If you had told me in the summer of 1963 that, within what anti-communist liberal economists like Kenneth Galbraith then called "the affluent society," I would, after 1969, be spending most of my life as poverty-stricken as my immigrant grandparents were and be downwardly mobile in my economic status compared to my white clerical working parents after obtaining a college degree, I would not have believed you.
Because in the early 1960's, the U.S. corporate media (and even some early New Left writers) were claiming that advanced capitalist societies like the United States would certainly eliminate poverty within their economic systems within the next few decades (and certainly by the end of the 20th-century); and that a liberal arts college degree automatically provided its recipient with a permanent passport into a high-salaried career within U.S. society, which would automatically provide the college grad more upward economic mobility and economic security than his or her parents had achieved or what students who did not got to college would obtain within U.S. society.
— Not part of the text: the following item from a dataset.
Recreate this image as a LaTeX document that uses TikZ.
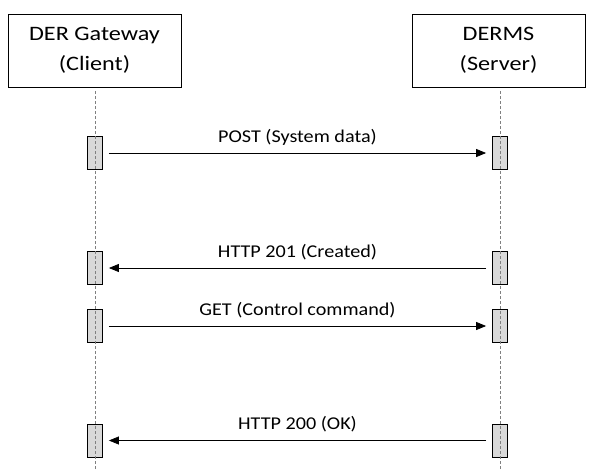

Of course, by the mid-1970's most U.S. liberal arts college graduates from working-class backgrounds of all races realized that the corporate media had lied to us about the economic rewards getting a liberal arts degree would bring to us after graduation, within an institutionally classist, racist, sexist and ageist country; and that the early New Left writers and antii-communist liberal economists who had claimed that advanced capitalist societies like the USA would eliminate poverty in a few decades had forecast the direction of U.S. economic history wrongly.